Placed Based Education : Some Snippets
Some snippets from an interesting
paper (While the entire paper is interesting I found this portion to be all the more pertinent and have taken the liberty to remove the references and cull 600 odd words from a 21 page paper)
Place-Based education at Island
Community School
Aimee Howley, Marged Howley,
Christi Camper and Heike Perko
The Journal of Environment
Education 42 (4), 216 – 236, 2011
Placed-Based Education (PBE) and Environmental
Education (EE): Definitions and Comparisons
PBE is a progressive form of
education in which students use their own communities as the source of issues
to investigate the location for learning, and, indeed, as an important motivation
for learning. Its aim, according to some scholars, is to promote students’
understanding of the interdependence of their lives with those of others in
their communities. To strengthen student-community connections, PBE offers
opportunities for students to explore the geography, ecology, sociology, and
politics of their communities as well as to draw on their communities’ multigenerational
and multicultural resources.
Educators and theorists who write
about PBE also typically claim that it requires students to become involved in
“active” or “experiential learning”. Recognizing that different locales provide
different opportunities for actively engaging students, however, these writers
talk about how schools, students, teachers, and community members all
collaborate to design distinctive curricula that draw on local resources.
According to some authors, this collaborative approach provides a wide range of
experiences, facilitates multiple connections, and situates learning within the
wider domain of community-based problem solving. As a result of these features,
PBE is, by nature, interdisciplinary.
(Some) believe that, by attuning
students to their local culture, heritage, and geography, PBE effectively
teaches skills in inquiry, values clarification, and problem solving. These
learning experiences enable students to recognize the impact of their local
environment on global sustainability. PBE not only prepares students to become
informed citizens, it simultaneously teaches them to make wise choices that
have broader environmental implications.
One commonly held view is that the
goal of EE is to equip students with the decision-making skills and values
enabling them to make environmentally conscious choices. As several authors
explain, EE instills a sense of personal responsibility and empathy in
students, thereby encouraging them to seek and enact innovative solutions to
environmental problems and to work toward environmental sustainability.
Another shared premise is that EE
should prepare students to investigate specific environmental issues. This aim
sometimes is equated with “environmental literacy,” and sometimes it is also
linked to critical thinking, as illustrated in the following definition. [Environmental
Education] means educating “for” the environment—with strategies that promote critical
thinking over knowledge transmission, investigation over indoctrination, and
collaborative, local, science-based solutions over advocacy-driven measures. Many writers in the field of EE also see this
curricular focus as necessarily involving an interdisciplinary framework that
gives students on-going opportunities to interact with nature.

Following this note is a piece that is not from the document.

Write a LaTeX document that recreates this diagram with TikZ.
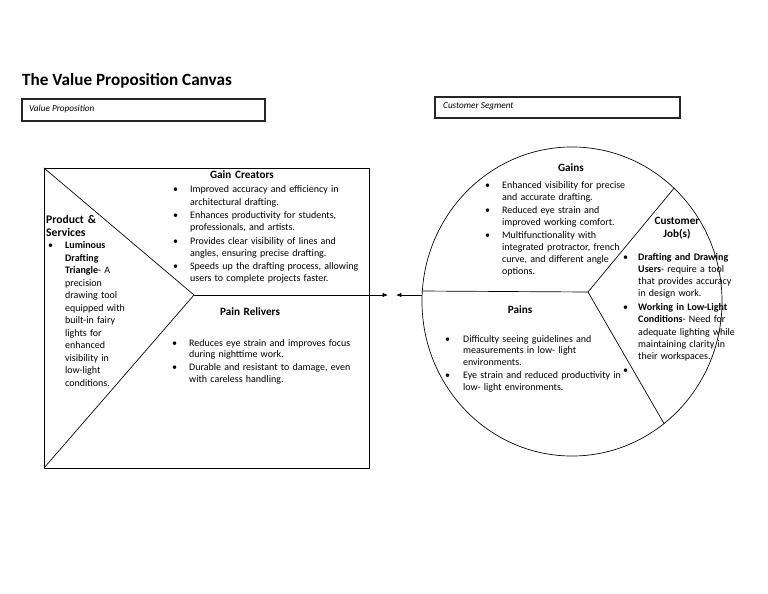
\documentclass[tikz,border=0pt]{standalone}
\usepackage{fontspec}
\setmainfont{Carlito}
\usetikzlibrary{arrows.meta,shapes.geometric}

% bullet paragraph with hanging text
\newcommand{\bitem}[2][17.5pt]{\noindent\hangindent=#1\hangafter=1%
  \makebox[#1][l]{\textbullet}#2\par}
\newcommand{\listsize}[1][12.2pt]{\fontsize{10.3}{#1}\selectfont\setlength{\parskip}{1.3pt}\raggedright}

\begin{document}
\begin{tikzpicture}[x=1.03125pt,y=-1.03125pt,
canvas line/.style={draw=black,line width=0.7pt},
label box/.style={draw=black!85,line width=1.1pt},
box label/.style={anchor=base west,inner sep=0pt,font=\fontsize{9.5}{11}\selectfont\itshape},
block head/.style={anchor=base,inner sep=0pt,text width=#1,align=center,font=\fontsize{11.5}{13}\selectfont\bfseries},
block list/.style={anchor=base west,inner sep=0pt,text width=#1},
link/.style={-{Latex[length=5.5pt,width=4.5pt]},line width=0.7pt},
]
\useasboundingbox (0,0) rectangle (768,594);

\node[anchor=base west,inner sep=0pt,font=\fontsize{17.7}{21}\selectfont\bfseries] (title) at (22,86) {The Value Proposition Canvas};

% label boxes
\draw[label box] (22,99) rectangle (265,121);
\node[box label] (vplabel) at (29,112) {Value Proposition};
\draw[label box] (435,97) rectangle (680,118);
\node[box label] (cslabel) at (443,109) {Customer Segment};

% value proposition square
\coordinate (rtop) at (44,168);
\coordinate (rbot) at (44,468);
\coordinate (apex) at (194,295);
\coordinate (rmid) at (369,295);
\coordinate (vpend) at (388,295);
\draw[canvas line] (rtop) rectangle (369,468);
\draw[canvas line] (rtop) -- (apex) -- (rbot);
\draw[canvas line] (apex) -- (rmid);
\draw[link] (rmid) -- (vpend);

% customer circle
\node[ellipse,draw=black,line width=0.7pt,inner sep=0pt,minimum width=309.4pt,minimum height=318.7pt] (seg) at (572,301.5) {};
\coordinate (hub) at (588,292);
\coordinate (csend) at (396,295);
\draw[canvas line] (seg.176) -- (hub) -- (seg.48);
\draw[canvas line] (hub) -- (seg.-53);
\draw[link] (seg.west |- rmid) -- (csend);

% gain creators
\node[block head=120pt] (gch) at (242,179) {Gain Creators};
\node[block list=210pt] (gcl) at (173,193) {\listsize[12.5pt]%
\bitem{Improved accuracy and efficiency in\newline architectural drafting.}
\bitem{Enhances productivity for students,\newline professionals, and artists.}
\bitem{Provides clear visibility of lines and\newline angles, ensuring precise drafting.}
\bitem{Speeds up the drafting process, allowing\newline users to complete projects faster.}};

% products and services
\node[block list=80pt,font=\fontsize{12}{13}\selectfont\bfseries] (psh) at (46,224) {Product \&\newline Services};
\node[block list=130pt] (psl) at (48,249) {\listsize[12.85pt]%
\bitem{\textbf{Luminous\newline Drafting\newline Triangle}- A\newline precision\newline drawing tool\newline equipped with\newline built-in fairy\newline lights for\newline enhanced\newline visibility in\newline low-light\newline conditions.}};

% pain relievers
\node[block head=120pt] (prh) at (250,315) {Pain Relivers};
\node[block list=210pt] (prl) at (172,346) {\listsize
\bitem{Reduces eye strain and improves focus\newline during nighttime work.}
\bitem{Durable and resistant to damage, even\newline with careless handling.}};

% gains
\node[block head=100pt] (gnh) at (571,172) {Gains};
\node[block list=170pt] (gnl) at (485,189) {\listsize
\bitem{Enhanced visibility for precise\newline and accurate drafting.}
\bitem{Reduced eye strain and\newline improved working comfort.}
\bitem{Multifunctionality with\newline integrated protractor, french\newline curve, and different angle\newline options.}};

% customer jobs
\node[block head=70pt] (cjh) at (677,225) {Customer\\Job(s)};
\node[block list=130pt] (cjl) at (623,260) {\listsize[12.7pt]%
\bitem[15.5pt]{\textbf{Drafting and Drawing\newline Users}- require a tool\newline that provides accuracy\newline in design work.}
\bitem[15.5pt]{\textbf{Working in Low-Light\newline Conditions}- Need for\newline adequate lighting while\newline maintaining clarity in\newline their workspaces.}
\bitem[15.5pt]{}};

% pains
\node[block head=100pt] (pnh) at (520,313) {Pains};
\node[block list=200pt] (pnl) at (445,342) {\listsize
\bitem[18.5pt]{Difficulty seeing guidelines and\newline measurements in low- light\newline environments.}
\bitem[18.5pt]{Eye strain and reduced productivity in\newline low- light environments.}};
\end{tikzpicture}
\end{document}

According to some of these
authors, interaction with nature should begin in early childhood and continue
throughout the school. They also maintain that authentic interactions with the
environment should be organized deliberately in an effort to cultivate
environmentally responsible behavior.
In general, both PBE and EE
support inquiry as a mode of authentic learning that is active and experiential.
Emphasis on learning by doing and learning through service-oriented projects aims
to promote investigation of relevant issues and application of problem-solving
strategies. Both approaches also see value in interdisciplinary instruction in
field sites as an important way to help students apply knowledge meaningfully.
In addition, engagement with community is an important concern of both
place-based and environmental educators. Both approaches seek to equip students
with transferable knowledge and skills that will enable them to make
contributions to and assume responsibility for the health of their communities.
Although the overlap between PBE
and EE is substantial, there are also some differences. For example, for some
environmental educators, the natural world is “the environment,” and social and
cultural conditions represent influences on the environment (for good or ill). But
for others, the interaction between the natural world and the social and
cultural forces that influence the natural world represent the environment.